In unserem Bistum trägt man dieser Entwicklung nun wieder verstärkt Rechnung. Derzeit werden die Dekanate umorganisiert. Das Schlüsselwort heißt “Pastoraler Raum”. Also “Seelsorgsraum”. Einfach gesagt: Da immer weniger hauptamtliche Seelsorger zur Verfügung stehen (werden), muss deren Tätigkeit auf größere Räume verteilt werden, damit eine Grundversorgung möglich bleibt. Konkret heißt das für unser Dekanat Regen (und alle anderen): Es wird sichergestellt, dass jede Pfarrei einen
Sonntagsgottesdienst pro Woche erhält.
Ein Priester wird also in einigen Jahren dann nicht mehr der Pfarrer nur einer Pfarrei bzw. eines Pfarrverbandes sein, sondern allgemein dem ganzen Dekanat bzw. Seelsorgsraum zugeordnet. Mit dem Dekan bzw. Prodekan als seinem Vorgesetzten. Dass dann nicht mehr in jedem Weiler im Dekanat zum Wunschtermin eine Wunscheucharistiefeier wie früher gefeiert werden kann, erklärt sich auch von selbst. Und die Frage, ob bei einer Beerdigung, an der die Gemeinde nicht teilnehmen darf, ein Gemeindepriester vonnöten ist, wird irgendwann auch lauter gestellt werden müssen.

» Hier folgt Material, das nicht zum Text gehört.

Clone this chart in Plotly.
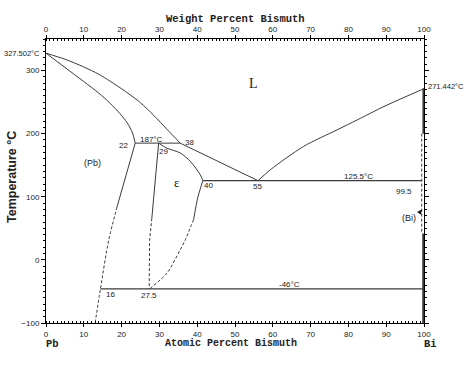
import plotly.graph_objects as go

# ---- data (atomic percent Bi, temperature degC) ----
liq_pb_x = [0, 5, 9.9, 14, 17, 21, 25, 28.5, 32, 35.5]
liq_pb_t = [327.5, 318, 306, 294, 283, 267, 249, 229, 207, 185]
liq_pb_str_x = [35.5, 56.1]
liq_pb_str_t = [185, 125.5]

sol_pb_x = [0, 5, 9.9, 14, 17, 19.5, 21.5, 22.9, 23.6]
sol_pb_t = [327.5, 305, 283, 264, 248, 232, 217, 201, 185]

solv_pb_x = [23.6, 18.8]
solv_pb_t = [185, 84]
solv_pb_dash_x = [18.8, 16.6, 14.4, 13.0]
solv_pb_dash_t = [84, 31.6, -46, -100]

eps_left_x = [29.8, 28.0]
eps_left_t = [185, 66]
eps_left_dash_x = [28.0, 27.4, 27.3]
eps_left_dash_t = [66, 31, -46]

eps_right_x = [29.8, 32, 35.5, 38.2, 40.8, 41.5]
eps_right_t = [185, 177, 169.5, 156, 135, 125.5]
eps_right_low_x = [41.5, 40.2, 39.05]
eps_right_low_t = [125.5, 100, 64]
eps_right_dash_x = [39.05, 36.85, 35.5, 32, 27.4]
eps_right_dash_t = [64, 31.6, 16, -21, -46]

liq_bi_x = [56.1, 59.4, 68.2, 77, 82.4, 89.4, 100]
liq_bi_t = [125.5, 143, 180, 206, 222, 243, 271.4]

perit_x = [23.6, 35.5]
perit_t = [185, 185]
eut_x = [41.5, 99.4]
eut_t = [125.5, 125.5]
low_x = [14.4, 100]
low_t = [-46, -46]

bi_sol_x = [99.85, 99.85]
bi_sol_t = [271.4, 200]
bi_dash_x = [99.4, 99.4]
bi_dash_t = [200, 42]
bi_low_x = [99.8, 99.8]
bi_low_t = [42, -100]

x_ticks = list(range(0, 101, 10))
y_ticks = [-100, 0, 100, 200, 300]

LC = "#3a3a3a"
DASH = "3px,2px"
fig = go.Figure()

def line(x, y, dash="solid", width=1, smooth=False):
    fig.add_trace(go.Scatter(x=x, y=y, mode="lines", hoverinfo="skip",
                             line=dict(color=LC, width=width, dash=dash,
                                       shape="spline" if smooth else "linear",
                                       **({"smoothing": 0.8} if smooth else {})),
                             showlegend=False))

line(liq_pb_x, liq_pb_t, smooth=True)
line(liq_pb_str_x, liq_pb_str_t)
line(sol_pb_x, sol_pb_t, smooth=True)
line(solv_pb_x, solv_pb_t)
line(solv_pb_dash_x, solv_pb_dash_t, dash=DASH, smooth=True)
line(eps_left_x, eps_left_t)
line(eps_left_dash_x, eps_left_dash_t, dash=DASH)
line(eps_right_x, eps_right_t, smooth=True)
line(eps_right_low_x, eps_right_low_t, smooth=True)
line(eps_right_dash_x, eps_right_dash_t, dash=DASH, smooth=True)
line(liq_bi_x, liq_bi_t, smooth=True)
line(perit_x, perit_t)
line(eut_x, eut_t, width=1.3)
line(low_x, low_t, width=1.3)
line(bi_sol_x, bi_sol_t, width=2)
line(bi_dash_x, bi_dash_t, dash=DASH)
line(bi_low_x, bi_low_t, width=2)

# invisible trace for top axis
fig.add_trace(go.Scatter(x=[0, 100], y=[0, 0], xaxis="x2", mode="lines",
                         line=dict(width=0), opacity=0, hoverinfo="skip", showlegend=False))

TF = dict(family="Liberation Sans", size=8, color="#222")
ax_common = dict(range=[0, 100], tickvals=x_ticks, showline=True, linecolor="black", linewidth=1,
                 ticks="outside", ticklen=3, tickcolor="black", showgrid=False, zeroline=False,
                 tickfont=TF,
                 minor=dict(dtick=1, ticks="inside", ticklen=2, tickcolor="black", showgrid=False))
fig.update_layout(
    width=474, height=372,
    margin=dict(l=46, r=50, t=39, b=49),
    paper_bgcolor="white", plot_bgcolor="white",
    xaxis=dict(**ax_common),
    xaxis2=dict(**ax_common, overlaying="x", side="top", matches="x"),
    yaxis=dict(range=[-100, 350], tickvals=y_ticks, showline=True, linecolor="black", linewidth=1,
               ticks="outside", ticklen=4, tickcolor="black", showgrid=False, zeroline=False,
               mirror="ticks", tickfont=TF,
               minor=dict(dtick=10, ticks="outside", ticklen=2, tickcolor="black", showgrid=False)),
)

def ann(text, x, y, size=8, xanchor="center", family="Liberation Sans", xref="x", yref="y", **kw):
    fig.add_annotation(text=text, x=x, y=y, xref=xref, yref=yref, showarrow=False,
                       xanchor=xanchor, yanchor="middle",
                       font=dict(family=family, size=size, color="#222"), **kw)

def px(p):
    return (p - 46) / 378

def py(p):
    return (323 - p) / 284

ann("327.502°C", px(42), 327.5, size=7.5, xanchor="right", xref="paper")
ann("271.442°C", px(426), 274, size=7.5, xanchor="left", xref="paper")
ann("L", 55, 280, size=14, family="Liberation Serif")
ann("(Pb)", 12.3, 154, size=9)
ann("ε", 34.6, 123, size=13, family="Liberation Serif")
ann("187°C", 28, 190, size=8)
ann("22", 22.3, 182, size=8, xanchor="right")
ann("29", 31, 171, size=8)
ann("38", 38, 186.5, size=8)
ann("40", 43, 118, size=8)
ann("55", 56, 117, size=8)
ann("125.5°C", 82.8, 131.5, size=8)
ann("99.5", 94.7, 109, size=8)
ann("(Bi)", 96, 66, size=9)
ann("16", 17, -55, size=8)
ann("27.5", 27.3, -57, size=8)
ann("-46°C", 64.3, -39.5, size=8)

MONO = "Liberation Mono"
ann("<b>Weight Percent Bismuth</b>", 0.5, py(19), size=10.5, family=MONO, xref="paper", yref="paper")
ann("<b>Atomic Percent Bismuth</b>", 0.49, py(343.5), size=10, family=MONO, xref="paper", yref="paper")
ann("<b>Pb</b>", px(52.5), py(344), size=10.5, family=MONO, xref="paper", yref="paper")
ann("<b>Bi</b>", px(430.5), py(344), size=10.5, family=MONO, xref="paper", yref="paper")
ann("<b>Temperature °C</b>", px(12), py(177), size=12.5, xref="paper", yref="paper", textangle=-90)

fig.add_annotation(x=99.4, y=80, ax=98.5, ay=72, xref="x", yref="y", axref="x", ayref="y",
                   showarrow=True, arrowhead=2, arrowsize=0.8, arrowwidth=1.2, arrowcolor="#111",
                   text="")

# remove the browser's default body margin so the figure sits at the window's corner
fig.write_html("out.html", config={"displayModeBar": False},
               post_script="document.body.style.margin='0px';")
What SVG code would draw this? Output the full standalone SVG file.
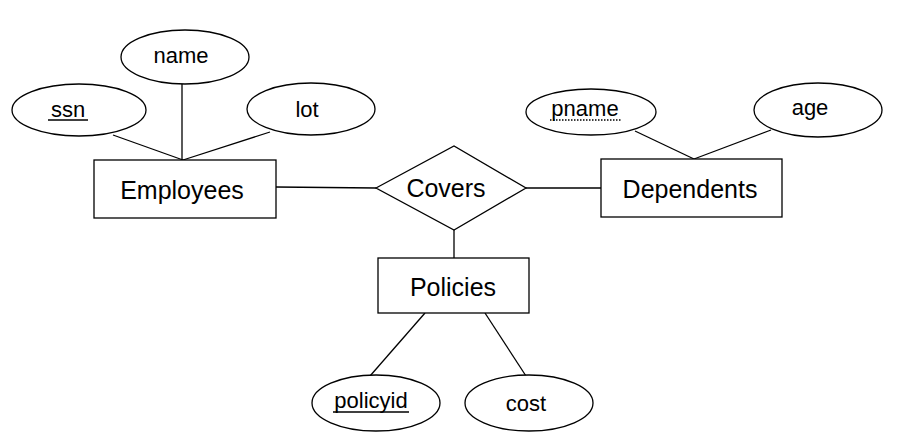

Umso wichtiger wird es in Rinchnach und in Kirchdorf, dass in den Pfarreien, in den Dörfern Christen da sind, die jetzt schon Möglichkeiten schenken, dass Gemeinde sich zum Gebet, zum Gottesdienst versammelt. Dafür, dass man das auch kann, dass man sich sicher fühlen kann, wenn man vor und mit anderen Leuten betet, feiert, lehrt, sorgt — dafür bietet das Bistum mittlerweile eine sehr umfangreiche Sammlung an Aus- und Weiterbildungskursen kostenlos an.
Mit einem Vergleich des Generalvikars möchte ich diese Zeilen beschließen:
“Es ist, wie wenn man mit hohem Tempo auf der Autobahn fährt und weit vor einem steht eine Mauer auf der Fahrbahn. Dann kann man das ignorieren und in kürze ungebremst in die Mauer krachen.
Man kann auch erst ganz kurz vorher in die Eisen steigen, dass einen der Gurt würgt und man vielleicht(!) doch noch vorher zum Stehen kommt.
Man kann aber auch schon lange vorher das Gas wegnehmen und sanft ausrollend vor dem Hindernis zum Stehen kommen.”
Jetzt haben wir in Rinchnach und Kirchdorf noch Zeit für den sanften Wandel.